More obese teens go under the knife as gastric band ops up 80pc in four years
Published 31/08/2015 | 13:09
The number of teens going under the knife for "last resort" gastric band surgery has increased 80pc in the last four years, according to a Dublin weight management clinic.
Dublin's Auralia Clinic claim obese teens, some as young as 16, are seeking the surgery in a bid to shed excess weight and avoid the medical dangers associated with obesity such as type two diabetes.
However, weight loss co- ordinator with the clinic, David Keogh, stressed the surgery is not suitable for those under 18 due to the "psychological impact" of the procedure.
Obesity rates are skyrocketing across Europe and figures from the World Heath Organisation, released in May, indicate that Ireland will come top of the obesity table by 2030.
The WHO has predicted that by 2030, 89pc of Irish men will fall into the category of being clinically obese, as will 85pc of women.
Mr Keogh has witnessed the escalating rate of obesity in Ireland first hand; his clinic has recorded a 50pc increase in patients seeking gastric band procedures in the last four years.
"In terms of the percentage increase compared to four years ago we are talking upwards of 80pc of 18 to 21-year-olds seeking the surgery," he said.
Since 2013, the average weight of patients between the ages 18 to 21 seeking operations with Auralia Clinic has increased from 18st 6lbs to 20st 4lbs.
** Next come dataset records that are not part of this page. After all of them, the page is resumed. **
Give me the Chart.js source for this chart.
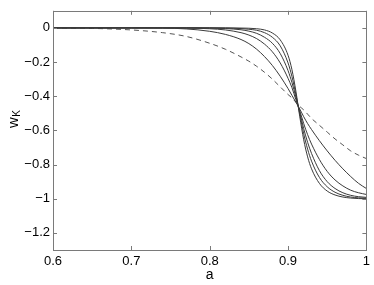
<!DOCTYPE html>
<html lang="en">

<head>
    <meta charset="UTF-8">
    <title>w_K vs a</title>
    <script src="https://cdn.jsdelivr.net/npm/chart.js@4.4.0/dist/chart.umd.min.js"></script>
    <style>
        body {
            margin: 0;
            background: #fff;
        }

        #box {
            width: 374px;
            height: 285px;
        }
    </style>
</head>

<body>

    <div id="box"><canvas id="wkChart"></canvas></div>

    <script>
        // valores
        const aValues = [0.60, 0.65, 0.70, 0.74, 0.77, 0.80, 0.82, 0.84, 0.85, 0.86, 0.87, 0.88, 0.89, 0.90,
            0.905, 0.91, 0.915, 0.92, 0.925, 0.93, 0.94, 0.95, 0.96, 0.97, 0.98, 0.99, 1.00];

        const curveA = [0, 0, 0, -0.001, -0.006, -0.02, -0.038, -0.068, -0.092, -0.125, -0.168, -0.22, -0.283, -0.355,
            -0.395, -0.435, -0.475, -0.52, -0.56, -0.595, -0.66, -0.72, -0.775, -0.825, -0.87, -0.91, -0.94];
        const curveB = [0, 0, 0, 0, -0.001, -0.005, -0.012, -0.028, -0.042, -0.063, -0.095, -0.14, -0.205, -0.295,
            -0.35, -0.42, -0.485, -0.56, -0.625, -0.68, -0.77, -0.84, -0.89, -0.925, -0.95, -0.965, -0.975];
        const curveC = [0, 0, 0, 0, 0, -0.001, -0.004, -0.011, -0.019, -0.032, -0.055, -0.09, -0.15, -0.25,
            -0.32, -0.405, -0.495, -0.59, -0.67, -0.735, -0.835, -0.9, -0.94, -0.965, -0.98, -0.988, -0.992];
        const curveD = [0, 0, 0, 0, 0, 0, -0.001, -0.004, -0.008, -0.014, -0.028, -0.055, -0.105, -0.205,
            -0.285, -0.39, -0.505, -0.62, -0.71, -0.78, -0.875, -0.93, -0.962, -0.98, -0.99, -0.995, -0.997];
        const curveE = [0, 0, 0, 0, 0, 0, 0, -0.001, -0.002, -0.005, -0.012, -0.03, -0.07, -0.16,
            -0.245, -0.37, -0.52, -0.655, -0.755, -0.825, -0.91, -0.955, -0.978, -0.99, -0.996, -0.999, -1.0];
        const curveDashed = [0, -0.003, -0.012, -0.028, -0.05, -0.09, -0.125, -0.17, -0.195, -0.225, -0.26, -0.3, -0.345, -0.39,
            -0.41, -0.435, -0.46, -0.48, -0.505, -0.53, -0.57, -0.61, -0.65, -0.685, -0.72, -0.745, -0.765];

        const xTicks = [0.6, 0.7, 0.8, 0.9, 1];
        const yTicks = [0, -0.2, -0.4, -0.6, -0.8, -1, -1.2];

        const fontName = "'Liberation Sans', Arial, sans-serif";

        function pontos(ys) {
            return aValues.map((a, i) => ({ x: a, y: ys[i] }));
        }

        function serie(ys, dashed) {
            return {
                data: pontos(ys),
                borderColor: dashed ? '#555' : '#3a3a3a',
                borderWidth: 1,
                borderDash: dashed ? [5, 4] : [],
                pointRadius: 0,
                cubicInterpolationMode: 'monotone',
                fill: false
            };
        }

        function fmt(v) {
            let s = String(Math.round(v * 10) / 10);
            return s.replace('-', '\u2212');
        }

        // moldura, ticks para dentro e rótulo w_K
        const framePlugin = {
            id: 'frame',
            afterDraw(chart) {
                const ctx = chart.ctx;
                const area = chart.chartArea;
                const xs = chart.scales.x;
                const ys = chart.scales.y;
                ctx.save();
                ctx.strokeStyle = '#7a7a7a';
                ctx.lineWidth = 1;
                ctx.strokeRect(Math.round(area.left) + 0.5, Math.round(area.top) + 0.5,
                    Math.round(area.right - area.left), Math.round(area.bottom - area.top));
                ctx.beginPath();
                for (let v of xTicks) {
                    let px = Math.round(xs.getPixelForValue(v)) + 0.5;
                    ctx.moveTo(px, area.bottom);
                    ctx.lineTo(px, area.bottom - 4);
                    ctx.moveTo(px, area.top);
                    ctx.lineTo(px, area.top + 4);
                }
                for (let v of yTicks) {
                    let py = Math.round(ys.getPixelForValue(v)) + 0.5;
                    ctx.moveTo(area.left, py);
                    ctx.lineTo(area.left + 4, py);
                    ctx.moveTo(area.right, py);
                    ctx.lineTo(area.right - 4, py);
                }
                ctx.stroke();

                // rótulo do eixo y com subscrito
                ctx.fillStyle = '#000';
                ctx.translate(18, 128);
                ctx.rotate(-Math.PI / 2);
                ctx.textBaseline = 'alphabetic';
                ctx.textAlign = 'left';
                ctx.font = '15px ' + fontName;
                ctx.fillText('w', 0, 0);
                let wWidth = ctx.measureText('w').width;
                ctx.font = '10px ' + fontName;
                ctx.fillText('K', wWidth + 0.5, 2);
                ctx.restore();
            }
        };

        let ctx = document.getElementById('wkChart').getContext('2d');

        let chart = new Chart(ctx, {
            type: 'line',
            data: {
                datasets: [
                    serie(curveA, false),
                    serie(curveB, false),
                    serie(curveC, false),
                    serie(curveD, false),
                    serie(curveE, false),
                    serie(curveDashed, true)
                ]
            },
            options: {
                responsive: true,
                maintainAspectRatio: false,
                animation: false,
                layout: {
                    padding: { top: 3, right: 6, left: 0, bottom: 0 }
                },
                plugins: {
                    legend: { display: false },
                    tooltip: { enabled: false }
                },
                scales: {
                    x: {
                        type: 'linear',
                        min: 0.6,
                        max: 1,
                        grid: { display: false, drawTicks: false },
                        border: { display: false },
                        afterBuildTicks: (scale) => {
                            scale.ticks = xTicks.map(v => ({ value: v }));
                        },
                        afterFit: (scale) => {
                            scale.height = 35;
                        },
                        ticks: {
                            color: '#000',
                            padding: 4,
                            maxRotation: 0,
                            font: { family: fontName, size: 13 },
                            callback: (v) => fmt(v)
                        },
                        title: {
                            display: true,
                            text: 'a',
                            color: '#000',
                            font: { family: fontName, size: 14 },
                            padding: { top: 0, bottom: 1 }
                        }
                    },
                    y: {
                        type: 'linear',
                        min: -1.3,
                        max: 0.1,
                        grid: { display: false, drawTicks: false },
                        border: { display: false },
                        afterBuildTicks: (scale) => {
                            scale.ticks = yTicks.map(v => ({ value: v }));
                        },
                        afterFit: (scale) => {
                            scale.width = 53;
                        },
                        ticks: {
                            color: '#000',
                            padding: 3,
                            font: { family: fontName, size: 13 },
                            callback: (v) => fmt(v)
                        }
                    }
                }
            },
            plugins: [framePlugin]
        });
    </script>

</body>

</html>
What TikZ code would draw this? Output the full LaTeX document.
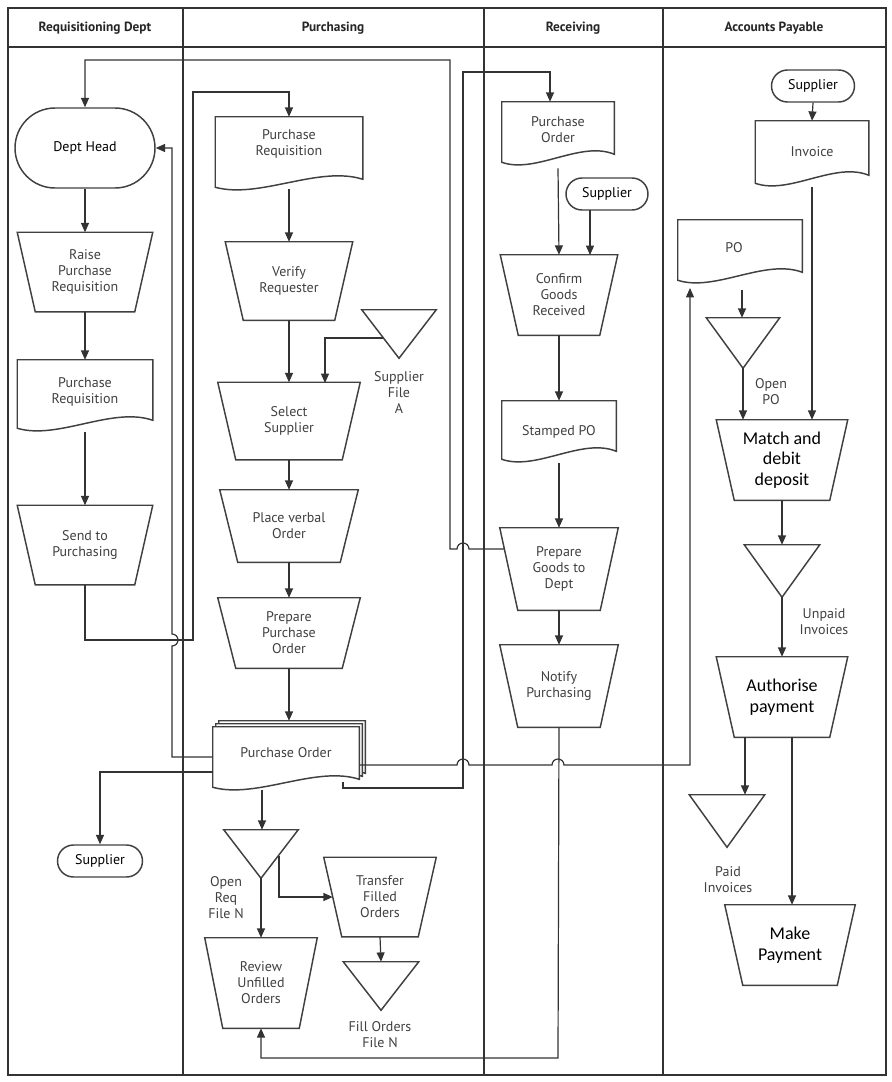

The clinic said they have had to turn people of all ages away on a weekly basis as they are "too far gone".
In recent months, the clinic turned away a 19-year-old girl weighing 30st as they believed it would be "too dangerous" to perform the invasive surgery on her.
"We're declining younger patients more than older patients."
Mr Keogh said he believes the surgery should only ever be a "last resort" when a patient has tried "absolutely every-thing at their disposal".
"If someone comes in thinking 'Oh I've got 3st to lose I'll give it a shot,' - absolutely not," Mr Keogh said.
He warned there was a common misconception that gastric band surgery is "a quick fix" or a "miracle worker".
"That is not the case," he argued. "It requires a huge amount of work and recovery time.
"Unless we can see that the patient is willing to put that amount of work in and they have proven that to us, then we just won't do the surgery," Mr Keogh explained.
Last year, 150 gastric band surgeries took place at the clinic.
The average age of those seeking gastric bands has dropped from 39 years of age in 2013 to 28 in 2014.